▶ [Supplied material]:

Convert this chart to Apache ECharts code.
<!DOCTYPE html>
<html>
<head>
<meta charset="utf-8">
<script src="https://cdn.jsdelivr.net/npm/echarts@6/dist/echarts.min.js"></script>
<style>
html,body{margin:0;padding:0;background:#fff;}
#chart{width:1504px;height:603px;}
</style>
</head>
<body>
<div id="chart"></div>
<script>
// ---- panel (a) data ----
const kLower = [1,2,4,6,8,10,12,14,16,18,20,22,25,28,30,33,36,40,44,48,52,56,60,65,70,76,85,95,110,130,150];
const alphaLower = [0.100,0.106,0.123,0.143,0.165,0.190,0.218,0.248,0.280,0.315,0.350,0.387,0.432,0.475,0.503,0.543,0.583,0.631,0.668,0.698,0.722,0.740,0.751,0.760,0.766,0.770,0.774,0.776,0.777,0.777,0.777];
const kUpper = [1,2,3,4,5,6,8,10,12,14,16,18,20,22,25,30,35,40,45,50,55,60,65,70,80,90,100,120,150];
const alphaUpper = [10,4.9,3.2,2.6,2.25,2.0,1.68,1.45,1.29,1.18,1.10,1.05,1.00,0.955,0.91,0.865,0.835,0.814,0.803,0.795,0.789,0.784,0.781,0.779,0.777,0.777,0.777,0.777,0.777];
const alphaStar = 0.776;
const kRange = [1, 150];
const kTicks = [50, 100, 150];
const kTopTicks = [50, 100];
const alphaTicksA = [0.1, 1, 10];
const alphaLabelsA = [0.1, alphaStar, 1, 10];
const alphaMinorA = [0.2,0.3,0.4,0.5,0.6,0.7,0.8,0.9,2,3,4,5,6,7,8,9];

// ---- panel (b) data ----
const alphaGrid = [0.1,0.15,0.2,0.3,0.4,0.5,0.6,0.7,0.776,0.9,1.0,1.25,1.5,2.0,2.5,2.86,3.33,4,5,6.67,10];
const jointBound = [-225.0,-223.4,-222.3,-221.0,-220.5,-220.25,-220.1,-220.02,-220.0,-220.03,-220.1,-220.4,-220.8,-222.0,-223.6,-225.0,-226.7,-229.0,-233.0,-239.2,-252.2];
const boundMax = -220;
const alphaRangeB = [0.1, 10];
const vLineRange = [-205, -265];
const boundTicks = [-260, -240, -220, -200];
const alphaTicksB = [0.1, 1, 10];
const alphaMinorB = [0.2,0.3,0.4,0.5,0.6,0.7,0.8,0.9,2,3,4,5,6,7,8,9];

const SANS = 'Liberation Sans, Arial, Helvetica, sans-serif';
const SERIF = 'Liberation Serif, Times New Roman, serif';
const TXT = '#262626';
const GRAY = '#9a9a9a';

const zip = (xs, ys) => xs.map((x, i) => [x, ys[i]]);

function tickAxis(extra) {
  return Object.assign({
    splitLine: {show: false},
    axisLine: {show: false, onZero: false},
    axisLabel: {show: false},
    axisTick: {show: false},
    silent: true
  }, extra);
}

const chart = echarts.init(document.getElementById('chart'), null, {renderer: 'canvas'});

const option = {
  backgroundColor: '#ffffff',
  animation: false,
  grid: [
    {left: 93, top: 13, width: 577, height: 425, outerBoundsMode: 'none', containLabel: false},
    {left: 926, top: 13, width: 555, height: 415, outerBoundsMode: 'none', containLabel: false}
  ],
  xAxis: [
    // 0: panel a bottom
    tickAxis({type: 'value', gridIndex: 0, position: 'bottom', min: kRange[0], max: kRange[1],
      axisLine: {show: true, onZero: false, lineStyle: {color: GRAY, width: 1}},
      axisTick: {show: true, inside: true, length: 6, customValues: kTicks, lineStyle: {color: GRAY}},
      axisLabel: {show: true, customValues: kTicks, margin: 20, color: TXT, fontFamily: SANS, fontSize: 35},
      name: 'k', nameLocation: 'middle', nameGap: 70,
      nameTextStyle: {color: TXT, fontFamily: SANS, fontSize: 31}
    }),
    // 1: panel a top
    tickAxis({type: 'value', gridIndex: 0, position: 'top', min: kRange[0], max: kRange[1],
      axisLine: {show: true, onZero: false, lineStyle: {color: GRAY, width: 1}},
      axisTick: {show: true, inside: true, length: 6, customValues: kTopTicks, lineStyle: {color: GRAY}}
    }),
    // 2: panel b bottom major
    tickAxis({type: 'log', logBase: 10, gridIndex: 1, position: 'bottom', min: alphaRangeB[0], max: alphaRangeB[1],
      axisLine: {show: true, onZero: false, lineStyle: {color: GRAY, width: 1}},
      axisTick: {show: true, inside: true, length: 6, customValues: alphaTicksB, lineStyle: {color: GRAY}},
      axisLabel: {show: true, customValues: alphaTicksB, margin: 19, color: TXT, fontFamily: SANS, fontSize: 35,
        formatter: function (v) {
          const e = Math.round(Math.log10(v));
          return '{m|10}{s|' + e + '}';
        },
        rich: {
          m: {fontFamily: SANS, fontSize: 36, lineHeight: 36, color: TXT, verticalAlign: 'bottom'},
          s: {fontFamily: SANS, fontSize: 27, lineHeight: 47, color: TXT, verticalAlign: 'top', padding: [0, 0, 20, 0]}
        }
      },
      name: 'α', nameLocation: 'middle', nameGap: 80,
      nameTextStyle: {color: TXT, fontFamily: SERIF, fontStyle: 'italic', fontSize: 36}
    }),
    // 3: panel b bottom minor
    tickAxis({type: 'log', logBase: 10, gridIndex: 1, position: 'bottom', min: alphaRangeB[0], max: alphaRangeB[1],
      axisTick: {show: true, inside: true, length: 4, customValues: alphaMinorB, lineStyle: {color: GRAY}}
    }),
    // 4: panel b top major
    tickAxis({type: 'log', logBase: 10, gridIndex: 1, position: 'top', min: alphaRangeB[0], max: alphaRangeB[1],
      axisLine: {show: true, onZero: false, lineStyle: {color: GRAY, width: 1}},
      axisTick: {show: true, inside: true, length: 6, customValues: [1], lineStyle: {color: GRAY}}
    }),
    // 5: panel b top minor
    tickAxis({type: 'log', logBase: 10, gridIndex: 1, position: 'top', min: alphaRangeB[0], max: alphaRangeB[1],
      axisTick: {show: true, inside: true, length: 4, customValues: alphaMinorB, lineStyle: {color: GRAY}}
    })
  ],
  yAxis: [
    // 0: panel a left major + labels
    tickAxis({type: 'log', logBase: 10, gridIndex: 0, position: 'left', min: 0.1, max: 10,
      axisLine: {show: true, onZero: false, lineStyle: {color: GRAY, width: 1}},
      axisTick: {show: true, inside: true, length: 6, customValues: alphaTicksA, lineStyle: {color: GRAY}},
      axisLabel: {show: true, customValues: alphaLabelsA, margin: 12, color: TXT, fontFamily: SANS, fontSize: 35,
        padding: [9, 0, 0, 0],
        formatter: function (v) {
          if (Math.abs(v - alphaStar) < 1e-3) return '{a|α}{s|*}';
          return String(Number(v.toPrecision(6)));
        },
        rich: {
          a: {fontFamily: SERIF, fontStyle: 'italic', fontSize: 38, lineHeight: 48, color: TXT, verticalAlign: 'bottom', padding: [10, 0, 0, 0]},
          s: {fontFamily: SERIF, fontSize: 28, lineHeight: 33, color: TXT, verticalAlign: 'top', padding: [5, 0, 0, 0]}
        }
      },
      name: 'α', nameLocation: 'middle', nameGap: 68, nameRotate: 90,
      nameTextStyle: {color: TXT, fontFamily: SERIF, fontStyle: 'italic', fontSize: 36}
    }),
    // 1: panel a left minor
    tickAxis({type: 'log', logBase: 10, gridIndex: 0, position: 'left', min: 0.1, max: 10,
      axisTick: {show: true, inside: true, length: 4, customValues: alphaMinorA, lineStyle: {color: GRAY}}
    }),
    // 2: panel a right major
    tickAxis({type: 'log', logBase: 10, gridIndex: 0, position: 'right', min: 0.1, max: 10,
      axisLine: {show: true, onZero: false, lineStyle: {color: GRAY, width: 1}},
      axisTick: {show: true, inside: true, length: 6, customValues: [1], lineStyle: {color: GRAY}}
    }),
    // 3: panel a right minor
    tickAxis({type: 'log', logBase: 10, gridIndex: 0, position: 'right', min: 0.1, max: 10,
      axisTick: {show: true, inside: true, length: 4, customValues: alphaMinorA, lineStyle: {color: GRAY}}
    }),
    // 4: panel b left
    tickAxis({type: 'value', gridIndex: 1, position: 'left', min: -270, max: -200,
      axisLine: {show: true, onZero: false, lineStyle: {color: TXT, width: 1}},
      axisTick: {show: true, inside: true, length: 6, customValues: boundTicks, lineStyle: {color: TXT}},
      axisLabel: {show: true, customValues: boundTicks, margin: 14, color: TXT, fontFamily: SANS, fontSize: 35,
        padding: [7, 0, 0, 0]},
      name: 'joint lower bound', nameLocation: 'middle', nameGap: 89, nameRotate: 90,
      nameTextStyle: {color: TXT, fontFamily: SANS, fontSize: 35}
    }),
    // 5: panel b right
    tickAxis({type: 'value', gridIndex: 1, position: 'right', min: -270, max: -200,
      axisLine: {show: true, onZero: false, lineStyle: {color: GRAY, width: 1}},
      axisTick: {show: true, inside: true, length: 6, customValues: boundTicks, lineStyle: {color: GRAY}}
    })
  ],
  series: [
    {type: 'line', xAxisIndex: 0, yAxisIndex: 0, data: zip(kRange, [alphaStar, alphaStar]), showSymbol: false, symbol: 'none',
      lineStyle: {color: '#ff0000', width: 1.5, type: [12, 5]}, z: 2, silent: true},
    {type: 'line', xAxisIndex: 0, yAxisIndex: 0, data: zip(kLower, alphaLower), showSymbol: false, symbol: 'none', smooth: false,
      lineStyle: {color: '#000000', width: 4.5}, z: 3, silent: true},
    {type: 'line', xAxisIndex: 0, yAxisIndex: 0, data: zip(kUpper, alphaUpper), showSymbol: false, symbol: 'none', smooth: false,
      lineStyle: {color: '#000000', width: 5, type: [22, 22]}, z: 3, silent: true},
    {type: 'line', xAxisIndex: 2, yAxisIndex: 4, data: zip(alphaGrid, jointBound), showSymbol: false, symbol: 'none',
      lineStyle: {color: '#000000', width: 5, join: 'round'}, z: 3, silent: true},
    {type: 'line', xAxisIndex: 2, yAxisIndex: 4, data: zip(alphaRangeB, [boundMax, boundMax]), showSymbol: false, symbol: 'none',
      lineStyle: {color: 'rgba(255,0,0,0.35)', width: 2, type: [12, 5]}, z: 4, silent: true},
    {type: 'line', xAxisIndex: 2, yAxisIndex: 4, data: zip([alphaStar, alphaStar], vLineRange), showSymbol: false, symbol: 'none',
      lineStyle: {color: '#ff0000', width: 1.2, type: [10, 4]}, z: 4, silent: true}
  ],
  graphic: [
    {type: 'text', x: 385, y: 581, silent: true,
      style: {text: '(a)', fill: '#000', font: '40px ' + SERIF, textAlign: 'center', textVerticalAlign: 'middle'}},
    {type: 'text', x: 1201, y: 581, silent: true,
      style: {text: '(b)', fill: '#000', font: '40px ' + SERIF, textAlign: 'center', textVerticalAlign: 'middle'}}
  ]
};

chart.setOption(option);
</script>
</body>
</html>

▶ [Task statement]: Can you write out the lines above, from the first one through the one containing "alphaMinorA = [0.2,0.3,0.4,0.5,0.6,0.7,0.8,0.9,2,3,4,5,6,7,8,9];", exactly as they appear and nothing more?

▶ [Expected output]:
Convert this chart to Apache ECharts code.
<!DOCTYPE html>
<html>
<head>
<meta charset="utf-8">
<script src="https://cdn.jsdelivr.net/npm/echarts@6/dist/echarts.min.js"></script>
<style>
html,body{margin:0;padding:0;background:#fff;}
#chart{width:1504px;height:603px;}
</style>
</head>
<body>
<div id="chart"></div>
<script>
// ---- panel (a) data ----
const kLower = [1,2,4,6,8,10,12,14,16,18,20,22,25,28,30,33,36,40,44,48,52,56,60,65,70,76,85,95,110,130,150];
const alphaLower = [0.100,0.106,0.123,0.143,0.165,0.190,0.218,0.248,0.280,0.315,0.350,0.387,0.432,0.475,0.503,0.543,0.583,0.631,0.668,0.698,0.722,0.740,0.751,0.760,0.766,0.770,0.774,0.776,0.777,0.777,0.777];
const kUpper = [1,2,3,4,5,6,8,10,12,14,16,18,20,22,25,30,35,40,45,50,55,60,65,70,80,90,100,120,150];
const alphaUpper = [10,4.9,3.2,2.6,2.25,2.0,1.68,1.45,1.29,1.18,1.10,1.05,1.00,0.955,0.91,0.865,0.835,0.814,0.803,0.795,0.789,0.784,0.781,0.779,0.777,0.777,0.777,0.777,0.777];
const alphaStar = 0.776;
const kRange = [1, 150];
const kTicks = [50, 100, 150];
const kTopTicks = [50, 100];
const alphaTicksA = [0.1, 1, 10];
const alphaLabelsA = [0.1, alphaStar, 1, 10];
const alphaMinorA = [0.2,0.3,0.4,0.5,0.6,0.7,0.8,0.9,2,3,4,5,6,7,8,9];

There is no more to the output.